-- Your objective --
Extract all lines from the data beneath that include the word "this".

-- Material to process --
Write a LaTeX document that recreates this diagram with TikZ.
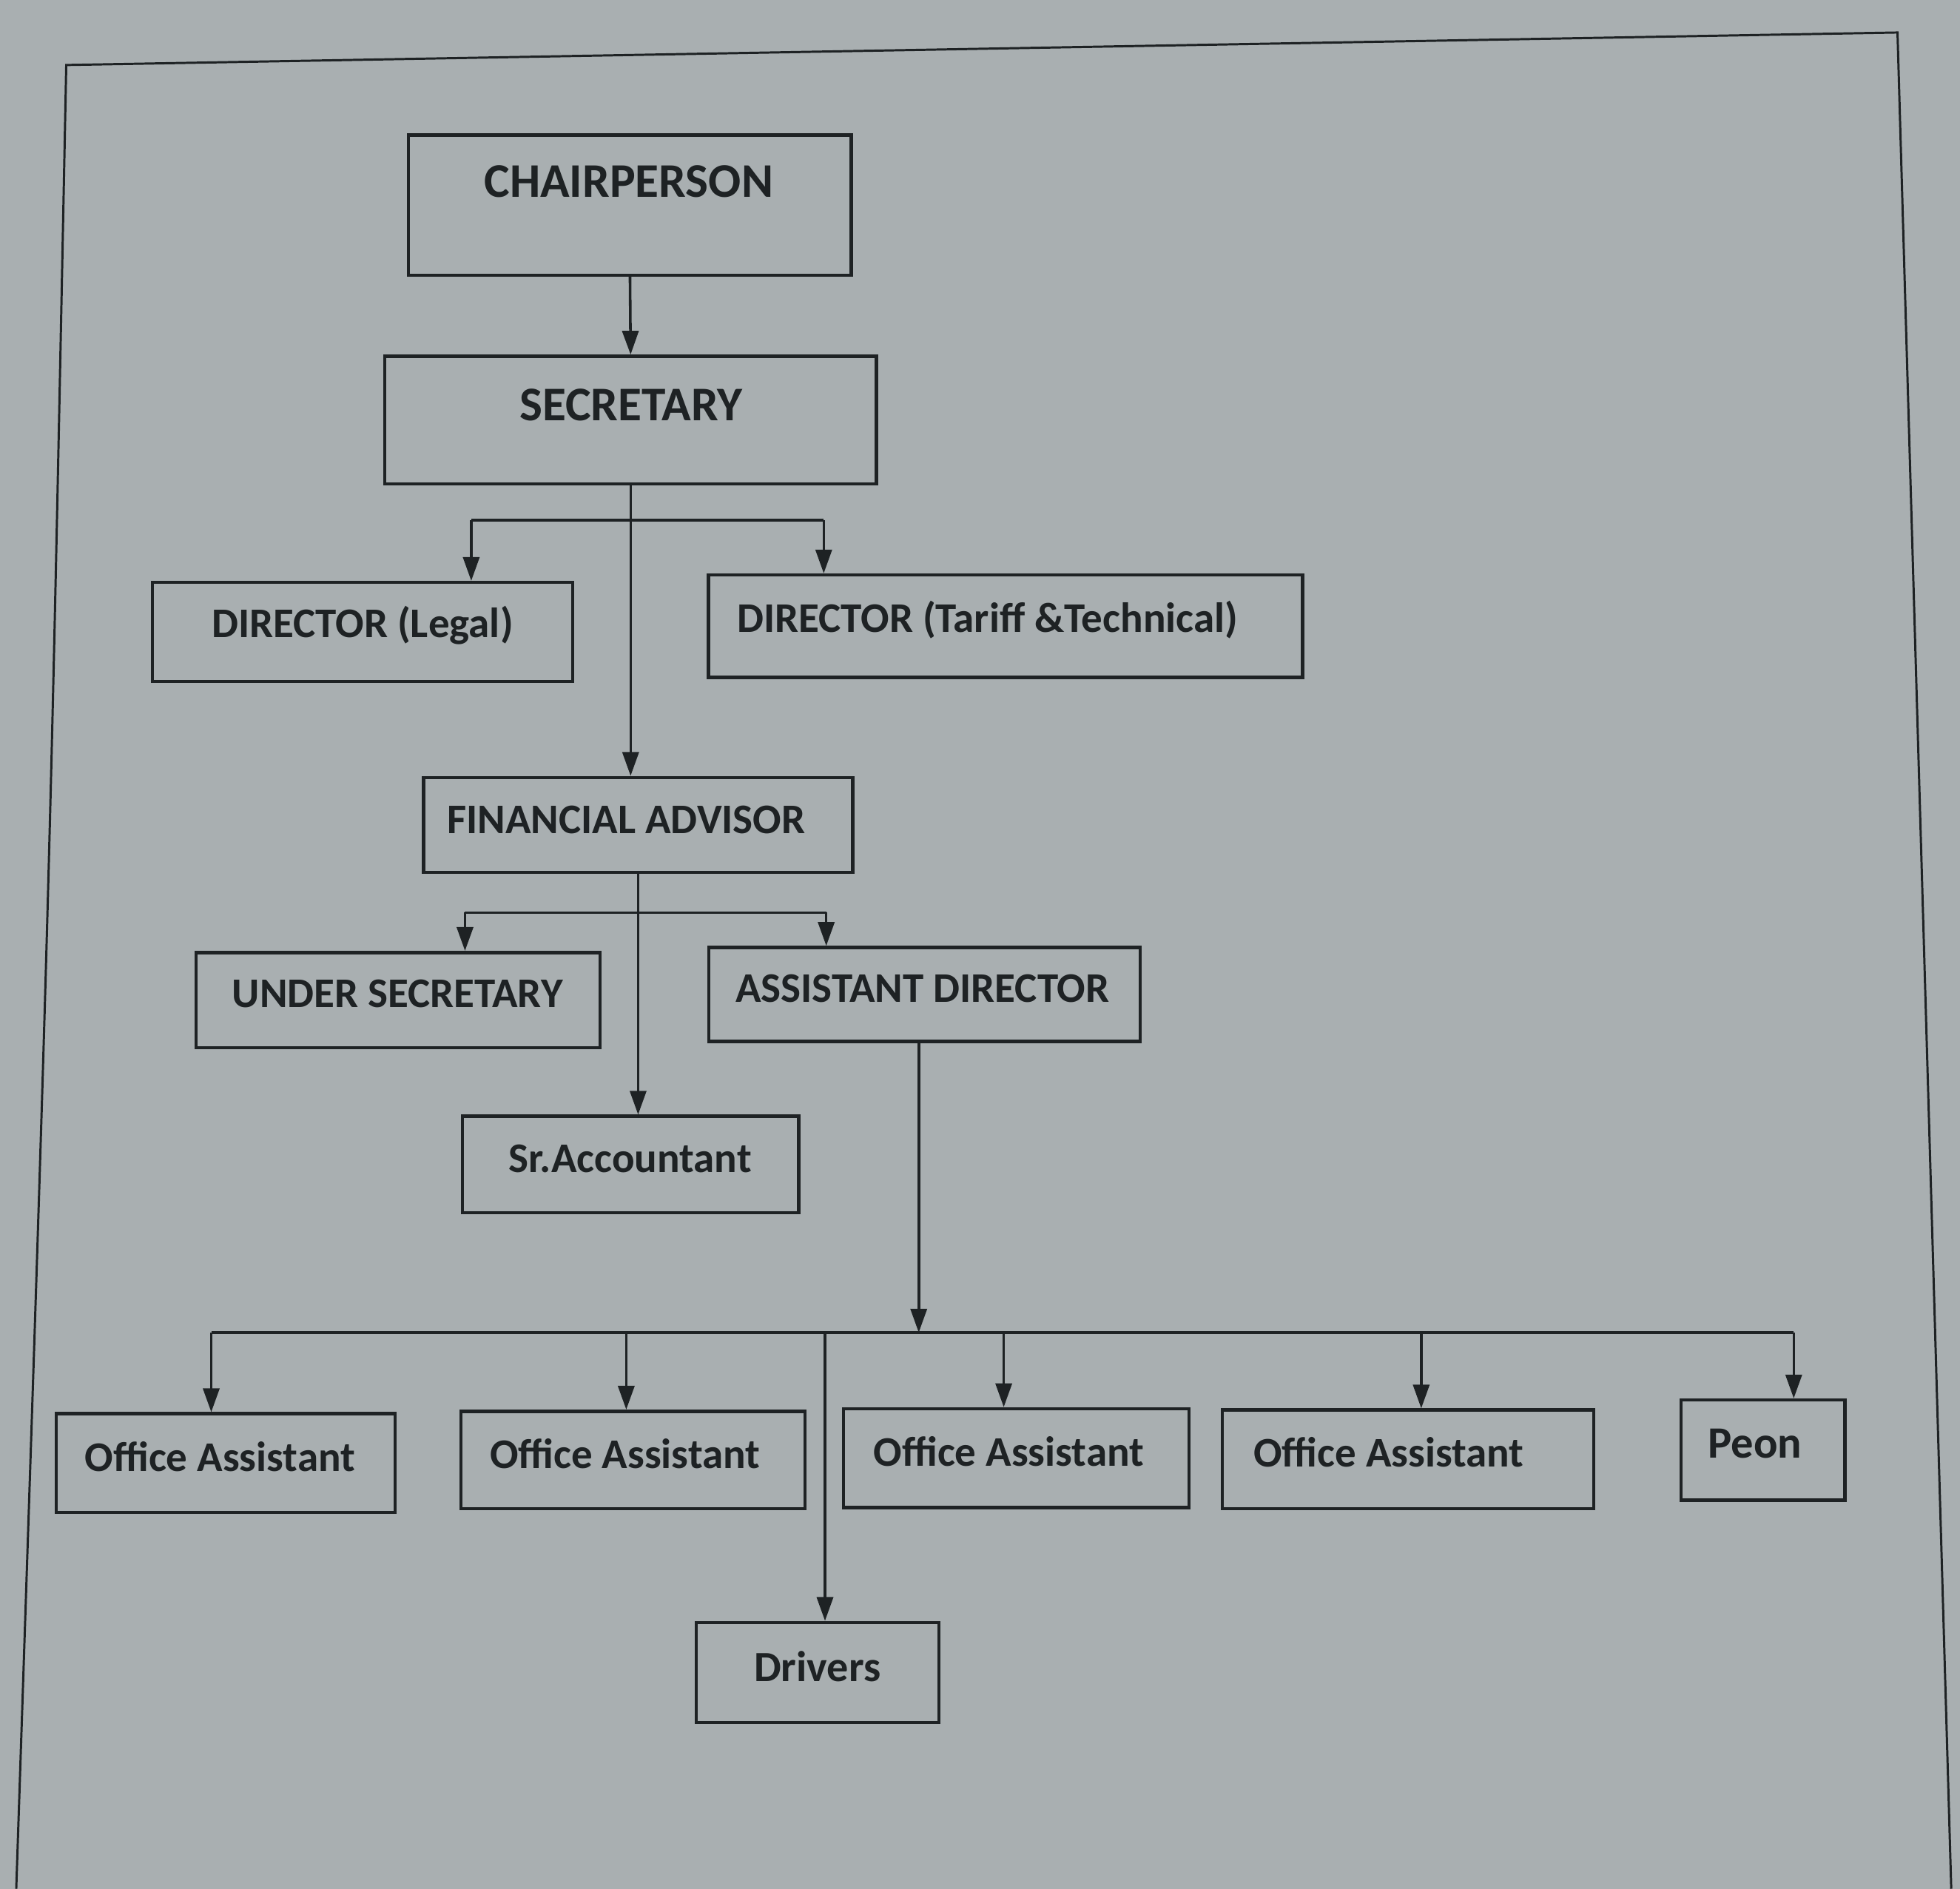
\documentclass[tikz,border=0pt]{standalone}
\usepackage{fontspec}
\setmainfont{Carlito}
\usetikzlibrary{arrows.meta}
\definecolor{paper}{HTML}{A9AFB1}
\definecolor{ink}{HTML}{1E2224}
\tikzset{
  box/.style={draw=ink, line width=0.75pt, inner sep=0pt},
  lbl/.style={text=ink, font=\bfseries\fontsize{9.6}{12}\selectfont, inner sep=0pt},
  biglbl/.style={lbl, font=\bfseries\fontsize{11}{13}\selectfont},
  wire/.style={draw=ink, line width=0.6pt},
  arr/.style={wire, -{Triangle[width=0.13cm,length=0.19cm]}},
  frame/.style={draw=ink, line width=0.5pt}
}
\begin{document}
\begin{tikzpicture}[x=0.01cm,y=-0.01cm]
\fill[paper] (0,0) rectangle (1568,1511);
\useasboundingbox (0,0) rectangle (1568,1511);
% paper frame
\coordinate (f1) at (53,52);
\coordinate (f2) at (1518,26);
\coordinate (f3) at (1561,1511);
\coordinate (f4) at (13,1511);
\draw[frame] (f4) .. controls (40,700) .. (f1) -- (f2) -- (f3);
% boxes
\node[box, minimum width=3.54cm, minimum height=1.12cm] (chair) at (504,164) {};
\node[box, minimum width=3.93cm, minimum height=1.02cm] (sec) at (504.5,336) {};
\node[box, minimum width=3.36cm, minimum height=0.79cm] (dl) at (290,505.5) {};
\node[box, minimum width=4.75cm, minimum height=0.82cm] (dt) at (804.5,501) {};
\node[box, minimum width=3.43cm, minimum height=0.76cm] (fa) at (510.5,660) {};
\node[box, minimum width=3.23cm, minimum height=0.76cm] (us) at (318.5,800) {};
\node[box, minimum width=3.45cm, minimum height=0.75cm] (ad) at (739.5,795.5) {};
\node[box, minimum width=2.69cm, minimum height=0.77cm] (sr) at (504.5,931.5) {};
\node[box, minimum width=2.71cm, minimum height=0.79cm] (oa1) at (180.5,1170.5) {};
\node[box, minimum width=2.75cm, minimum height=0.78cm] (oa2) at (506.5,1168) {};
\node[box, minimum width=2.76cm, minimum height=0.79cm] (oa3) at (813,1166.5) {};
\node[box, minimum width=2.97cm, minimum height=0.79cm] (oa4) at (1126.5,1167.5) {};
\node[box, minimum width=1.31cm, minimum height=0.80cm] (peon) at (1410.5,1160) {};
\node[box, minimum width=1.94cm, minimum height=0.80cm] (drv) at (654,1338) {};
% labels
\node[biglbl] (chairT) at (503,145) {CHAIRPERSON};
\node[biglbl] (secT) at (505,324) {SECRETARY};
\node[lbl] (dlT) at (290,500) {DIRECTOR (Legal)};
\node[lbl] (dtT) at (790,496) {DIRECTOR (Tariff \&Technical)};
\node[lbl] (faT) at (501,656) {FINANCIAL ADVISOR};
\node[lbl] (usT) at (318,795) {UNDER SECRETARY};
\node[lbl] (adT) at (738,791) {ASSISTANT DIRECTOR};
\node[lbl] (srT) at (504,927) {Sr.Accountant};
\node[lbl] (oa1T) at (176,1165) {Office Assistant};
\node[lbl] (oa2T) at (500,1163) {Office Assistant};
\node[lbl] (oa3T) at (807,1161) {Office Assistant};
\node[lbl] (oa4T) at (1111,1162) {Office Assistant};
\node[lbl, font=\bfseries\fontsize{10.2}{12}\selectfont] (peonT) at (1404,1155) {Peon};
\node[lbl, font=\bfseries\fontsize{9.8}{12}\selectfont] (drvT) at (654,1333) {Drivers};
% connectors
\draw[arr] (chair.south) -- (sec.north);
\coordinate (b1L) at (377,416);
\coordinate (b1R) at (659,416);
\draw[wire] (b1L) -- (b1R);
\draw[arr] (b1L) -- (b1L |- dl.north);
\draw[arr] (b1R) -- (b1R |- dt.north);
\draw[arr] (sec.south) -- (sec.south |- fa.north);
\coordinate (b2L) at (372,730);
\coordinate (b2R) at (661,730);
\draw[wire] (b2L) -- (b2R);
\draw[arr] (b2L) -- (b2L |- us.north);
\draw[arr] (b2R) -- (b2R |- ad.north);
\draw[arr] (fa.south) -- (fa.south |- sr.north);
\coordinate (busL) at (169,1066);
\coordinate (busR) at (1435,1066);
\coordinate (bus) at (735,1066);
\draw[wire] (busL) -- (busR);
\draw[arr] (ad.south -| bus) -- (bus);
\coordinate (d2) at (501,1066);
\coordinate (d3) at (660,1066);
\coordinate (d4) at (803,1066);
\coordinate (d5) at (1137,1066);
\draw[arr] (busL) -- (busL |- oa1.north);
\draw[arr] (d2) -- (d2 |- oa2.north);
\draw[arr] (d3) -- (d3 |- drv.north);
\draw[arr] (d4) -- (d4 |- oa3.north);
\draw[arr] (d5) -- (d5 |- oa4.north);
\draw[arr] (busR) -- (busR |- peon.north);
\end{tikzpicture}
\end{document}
* * *
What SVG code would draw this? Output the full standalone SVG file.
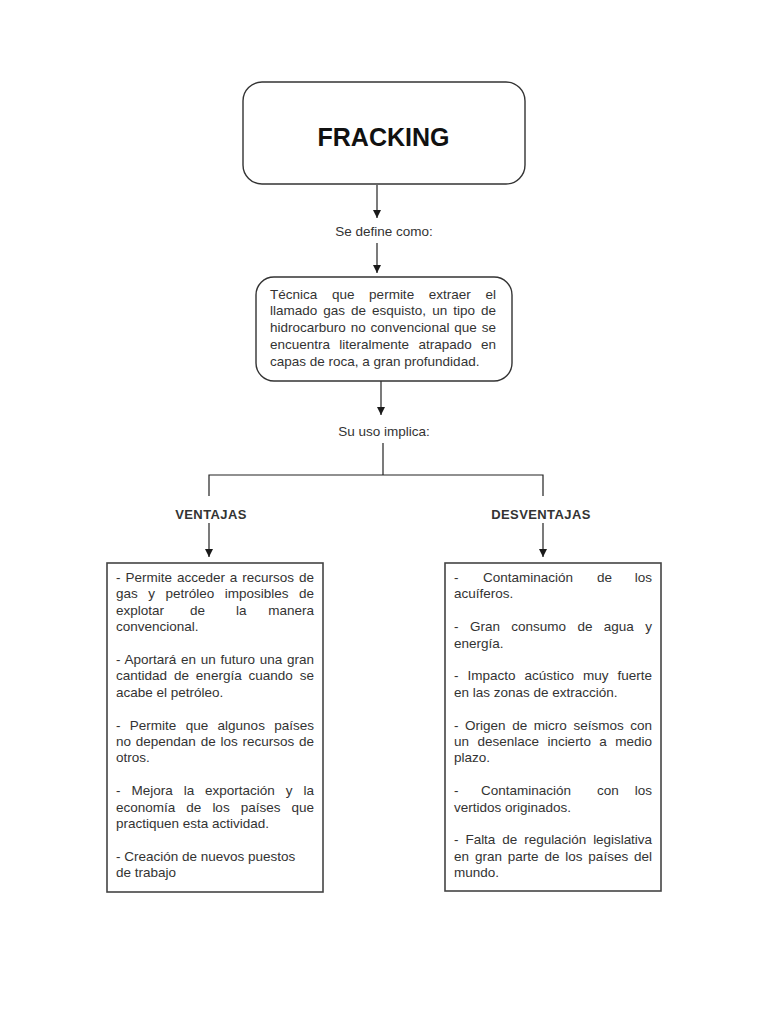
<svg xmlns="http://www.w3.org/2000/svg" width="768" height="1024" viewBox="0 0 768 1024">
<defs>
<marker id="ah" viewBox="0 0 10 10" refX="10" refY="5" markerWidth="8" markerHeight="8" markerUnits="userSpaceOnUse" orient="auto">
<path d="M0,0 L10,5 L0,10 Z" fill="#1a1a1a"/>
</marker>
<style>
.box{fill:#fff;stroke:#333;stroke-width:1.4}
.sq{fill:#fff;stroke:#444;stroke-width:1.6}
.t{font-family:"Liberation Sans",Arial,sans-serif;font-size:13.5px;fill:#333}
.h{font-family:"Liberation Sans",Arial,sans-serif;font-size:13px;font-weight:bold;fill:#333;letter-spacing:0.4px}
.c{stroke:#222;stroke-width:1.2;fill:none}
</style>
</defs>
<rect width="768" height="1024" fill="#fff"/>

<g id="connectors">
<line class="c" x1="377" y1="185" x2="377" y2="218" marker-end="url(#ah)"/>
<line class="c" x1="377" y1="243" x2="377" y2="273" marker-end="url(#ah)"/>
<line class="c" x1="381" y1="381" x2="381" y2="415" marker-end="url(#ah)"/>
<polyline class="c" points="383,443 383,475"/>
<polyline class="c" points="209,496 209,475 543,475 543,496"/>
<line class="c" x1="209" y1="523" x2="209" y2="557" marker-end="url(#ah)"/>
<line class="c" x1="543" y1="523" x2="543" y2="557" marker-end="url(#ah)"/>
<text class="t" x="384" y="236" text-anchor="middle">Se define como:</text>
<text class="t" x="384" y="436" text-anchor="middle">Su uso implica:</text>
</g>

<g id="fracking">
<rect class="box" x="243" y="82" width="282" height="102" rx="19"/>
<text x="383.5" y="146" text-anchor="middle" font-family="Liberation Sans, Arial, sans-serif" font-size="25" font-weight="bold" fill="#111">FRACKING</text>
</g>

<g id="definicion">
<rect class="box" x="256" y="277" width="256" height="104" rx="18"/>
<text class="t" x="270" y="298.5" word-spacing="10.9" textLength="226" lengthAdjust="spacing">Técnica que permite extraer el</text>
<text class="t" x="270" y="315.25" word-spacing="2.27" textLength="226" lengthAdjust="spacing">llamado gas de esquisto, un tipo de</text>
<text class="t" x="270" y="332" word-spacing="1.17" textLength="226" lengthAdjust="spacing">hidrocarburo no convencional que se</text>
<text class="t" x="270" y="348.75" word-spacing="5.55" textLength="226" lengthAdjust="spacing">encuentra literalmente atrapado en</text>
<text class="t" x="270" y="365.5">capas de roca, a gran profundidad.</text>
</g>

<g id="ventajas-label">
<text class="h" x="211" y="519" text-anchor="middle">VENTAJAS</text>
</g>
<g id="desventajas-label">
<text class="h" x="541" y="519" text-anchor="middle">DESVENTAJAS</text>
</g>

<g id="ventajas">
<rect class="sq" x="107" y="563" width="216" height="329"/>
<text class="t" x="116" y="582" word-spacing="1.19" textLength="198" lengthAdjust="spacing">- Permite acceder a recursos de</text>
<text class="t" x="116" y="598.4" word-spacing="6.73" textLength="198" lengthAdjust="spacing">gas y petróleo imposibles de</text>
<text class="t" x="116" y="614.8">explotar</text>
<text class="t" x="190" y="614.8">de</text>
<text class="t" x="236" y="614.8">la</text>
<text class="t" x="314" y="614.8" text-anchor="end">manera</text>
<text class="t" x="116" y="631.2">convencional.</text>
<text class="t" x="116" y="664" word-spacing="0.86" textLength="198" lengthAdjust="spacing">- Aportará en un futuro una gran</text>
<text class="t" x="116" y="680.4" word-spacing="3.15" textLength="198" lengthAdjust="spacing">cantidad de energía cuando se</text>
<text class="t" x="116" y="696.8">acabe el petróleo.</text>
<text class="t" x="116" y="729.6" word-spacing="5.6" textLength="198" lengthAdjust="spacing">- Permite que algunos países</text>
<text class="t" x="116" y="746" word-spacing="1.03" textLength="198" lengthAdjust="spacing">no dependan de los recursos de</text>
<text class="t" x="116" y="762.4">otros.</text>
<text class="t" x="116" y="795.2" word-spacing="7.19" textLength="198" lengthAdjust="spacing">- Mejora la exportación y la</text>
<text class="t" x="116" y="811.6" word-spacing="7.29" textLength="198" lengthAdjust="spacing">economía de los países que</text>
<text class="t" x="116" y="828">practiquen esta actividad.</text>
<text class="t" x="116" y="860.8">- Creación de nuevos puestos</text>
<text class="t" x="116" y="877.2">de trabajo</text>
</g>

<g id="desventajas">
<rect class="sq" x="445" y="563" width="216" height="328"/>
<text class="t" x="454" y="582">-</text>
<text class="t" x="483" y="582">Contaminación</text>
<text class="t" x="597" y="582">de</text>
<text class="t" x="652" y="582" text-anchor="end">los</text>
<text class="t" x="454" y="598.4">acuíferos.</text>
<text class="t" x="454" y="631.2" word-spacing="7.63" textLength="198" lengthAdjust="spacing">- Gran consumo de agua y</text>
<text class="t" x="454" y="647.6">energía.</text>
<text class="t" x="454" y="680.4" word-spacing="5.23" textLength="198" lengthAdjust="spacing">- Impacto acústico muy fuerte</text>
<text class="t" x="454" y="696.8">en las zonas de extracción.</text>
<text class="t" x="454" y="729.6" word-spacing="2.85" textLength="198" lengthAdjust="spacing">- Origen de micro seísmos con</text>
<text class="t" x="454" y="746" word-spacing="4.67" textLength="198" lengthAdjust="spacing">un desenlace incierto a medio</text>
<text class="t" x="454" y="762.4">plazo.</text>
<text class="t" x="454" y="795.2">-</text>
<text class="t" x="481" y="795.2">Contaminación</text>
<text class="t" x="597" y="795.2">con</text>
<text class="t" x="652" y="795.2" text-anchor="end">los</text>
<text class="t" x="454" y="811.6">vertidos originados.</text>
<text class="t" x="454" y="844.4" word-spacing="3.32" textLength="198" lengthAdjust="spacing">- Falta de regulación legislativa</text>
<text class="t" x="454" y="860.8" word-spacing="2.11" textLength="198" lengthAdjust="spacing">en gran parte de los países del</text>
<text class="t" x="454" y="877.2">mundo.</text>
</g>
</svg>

-- Solved exercise --
Write a LaTeX document that recreates this diagram with TikZ.
What SVG code would draw this? Output the full standalone SVG file.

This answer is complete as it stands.